'''

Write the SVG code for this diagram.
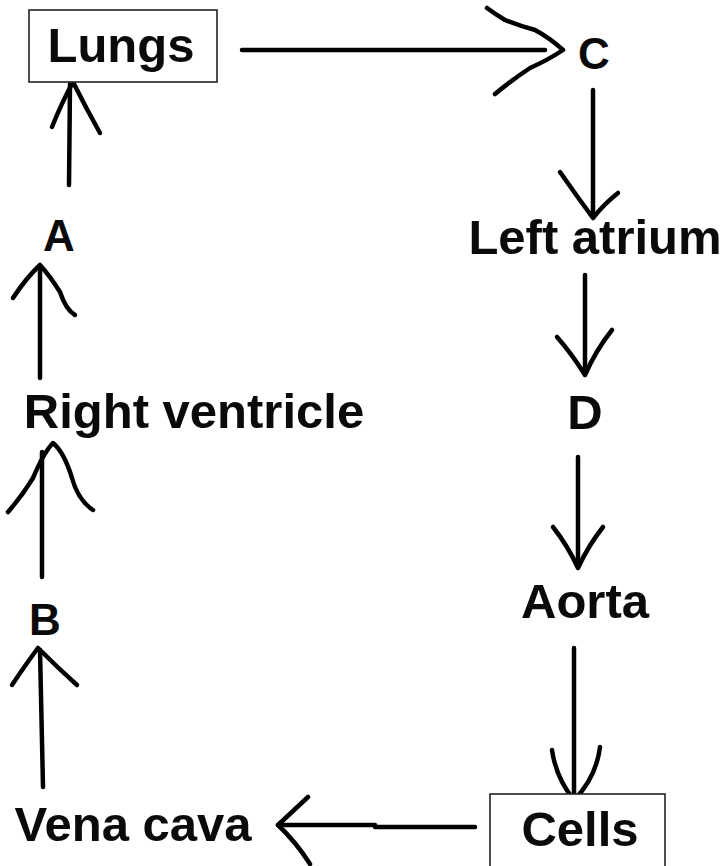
<svg xmlns="http://www.w3.org/2000/svg" width="720" height="866" viewBox="0 0 720 866">
<style>
text{font-family:"Liberation Sans",Arial,sans-serif;font-weight:bold;fill:#0a0a0a;text-anchor:middle}
.big{font-size:49px}
.sm{font-size:44px}
.box{fill:#fff;stroke:#222;stroke-width:1.6}
.ln{fill:none;stroke:#000;stroke-width:4.5;stroke-linecap:round;stroke-linejoin:round}
</style>
<rect width="720" height="866" fill="#fff"/>
<g id="connectors">
<path class="ln" d="M242,50 L545,50"/>
<path class="ln" d="M487,8 Q495,14 505,20 Q520,26 535,30 Q550,38 563,50 Q548,60 530,68 Q512,80 495,94"/>
<path class="ln" d="M593,90 L593,216"/>
<path class="ln" d="M560,172 Q576,195 593,218 Q604,204 618,193"/>
<path class="ln" d="M585,275 L585,372"/>
<path class="ln" d="M557,337 Q572,354 585,375 Q596,350 612,330"/>
<path class="ln" d="M578,457 L578,565"/>
<path class="ln" d="M553,527 Q568,546 578,568 Q588,546 603,527"/>
<path class="ln" d="M574,648 L574,797"/>
<path class="ln" d="M552,750 Q556,778 574,800 Q596,778 600,747"/>
<path class="ln" d="M375,827 L475,827"/>
<path class="ln" d="M278,825 L375,825"/>
<path class="ln" d="M308,797 Q292,812 278,825 Q296,842 310,864"/>
<path class="ln" d="M43,787 L40,650"/>
<path class="ln" d="M12,685 Q26,664 38,648 Q58,668 77,685"/>
<path class="ln" d="M42,577 L42,452"/>
<path class="ln" d="M8,512 Q22,496 33,478 Q44,452 53,443 Q64,452 72,478 Q78,500 93,510"/>
<path class="ln" d="M40,378 L40,267"/>
<path class="ln" d="M13,298 Q26,278 40,265 Q50,276 60,292 Q66,310 75,315"/>
<path class="ln" d="M69,185 L70,84"/>
<path class="ln" d="M52,127 Q62,102 73,82 Q86,108 100,133"/>
</g>
<g id="lungs">
<rect class="box" x="29" y="10" width="188" height="72"/>
<text class="big" x="121" y="62">Lungs</text>
</g>
<g id="c"><text class="sm" x="594" y="69">C</text></g>
<g id="left-atrium"><text class="big" x="595" y="254">Left atrium</text></g>
<g id="d"><text class="big" x="585" y="429">D</text></g>
<g id="aorta"><text class="big" x="585" y="618">Aorta</text></g>
<g id="cells">
<rect class="box" x="490" y="794" width="175" height="78"/>
<text class="big" x="580" y="846">Cells</text>
</g>
<g id="vena-cava"><text class="big" x="133" y="841">Vena cava</text></g>
<g id="b"><text class="sm" x="45" y="635">B</text></g>
<g id="right-ventricle"><text class="big" x="194" y="428">Right ventricle</text></g>
<g id="a"><text class="sm" x="59" y="251">A</text></g>
</svg>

'''

Return all of the data exactly as written, and drop the pictures.

Solution to this task =>
Write the SVG code for this diagram.
<svg xmlns="http://www.w3.org/2000/svg" width="720" height="866" viewBox="0 0 720 866">
<style>
text{font-family:"Liberation Sans",Arial,sans-serif;font-weight:bold;fill:#0a0a0a;text-anchor:middle}
.big{font-size:49px}
.sm{font-size:44px}
.box{fill:#fff;stroke:#222;stroke-width:1.6}
.ln{fill:none;stroke:#000;stroke-width:4.5;stroke-linecap:round;stroke-linejoin:round}
</style>
<rect width="720" height="866" fill="#fff"/>
<g id="connectors">
<path class="ln" d="M242,50 L545,50"/>
<path class="ln" d="M487,8 Q495,14 505,20 Q520,26 535,30 Q550,38 563,50 Q548,60 530,68 Q512,80 495,94"/>
<path class="ln" d="M593,90 L593,216"/>
<path class="ln" d="M560,172 Q576,195 593,218 Q604,204 618,193"/>
<path class="ln" d="M585,275 L585,372"/>
<path class="ln" d="M557,337 Q572,354 585,375 Q596,350 612,330"/>
<path class="ln" d="M578,457 L578,565"/>
<path class="ln" d="M553,527 Q568,546 578,568 Q588,546 603,527"/>
<path class="ln" d="M574,648 L574,797"/>
<path class="ln" d="M552,750 Q556,778 574,800 Q596,778 600,747"/>
<path class="ln" d="M375,827 L475,827"/>
<path class="ln" d="M278,825 L375,825"/>
<path class="ln" d="M308,797 Q292,812 278,825 Q296,842 310,864"/>
<path class="ln" d="M43,787 L40,650"/>
<path class="ln" d="M12,685 Q26,664 38,648 Q58,668 77,685"/>
<path class="ln" d="M42,577 L42,452"/>
<path class="ln" d="M8,512 Q22,496 33,478 Q44,452 53,443 Q64,452 72,478 Q78,500 93,510"/>
<path class="ln" d="M40,378 L40,267"/>
<path class="ln" d="M13,298 Q26,278 40,265 Q50,276 60,292 Q66,310 75,315"/>
<path class="ln" d="M69,185 L70,84"/>
<path class="ln" d="M52,127 Q62,102 73,82 Q86,108 100,133"/>
</g>
<g id="lungs">
<rect class="box" x="29" y="10" width="188" height="72"/>
<text class="big" x="121" y="62">Lungs</text>
</g>
<g id="c"><text class="sm" x="594" y="69">C</text></g>
<g id="left-atrium"><text class="big" x="595" y="254">Left atrium</text></g>
<g id="d"><text class="big" x="585" y="429">D</text></g>
<g id="aorta"><text class="big" x="585" y="618">Aorta</text></g>
<g id="cells">
<rect class="box" x="490" y="794" width="175" height="78"/>
<text class="big" x="580" y="846">Cells</text>
</g>
<g id="vena-cava"><text class="big" x="133" y="841">Vena cava</text></g>
<g id="b"><text class="sm" x="45" y="635">B</text></g>
<g id="right-ventricle"><text class="big" x="194" y="428">Right ventricle</text></g>
<g id="a"><text class="sm" x="59" y="251">A</text></g>
</svg>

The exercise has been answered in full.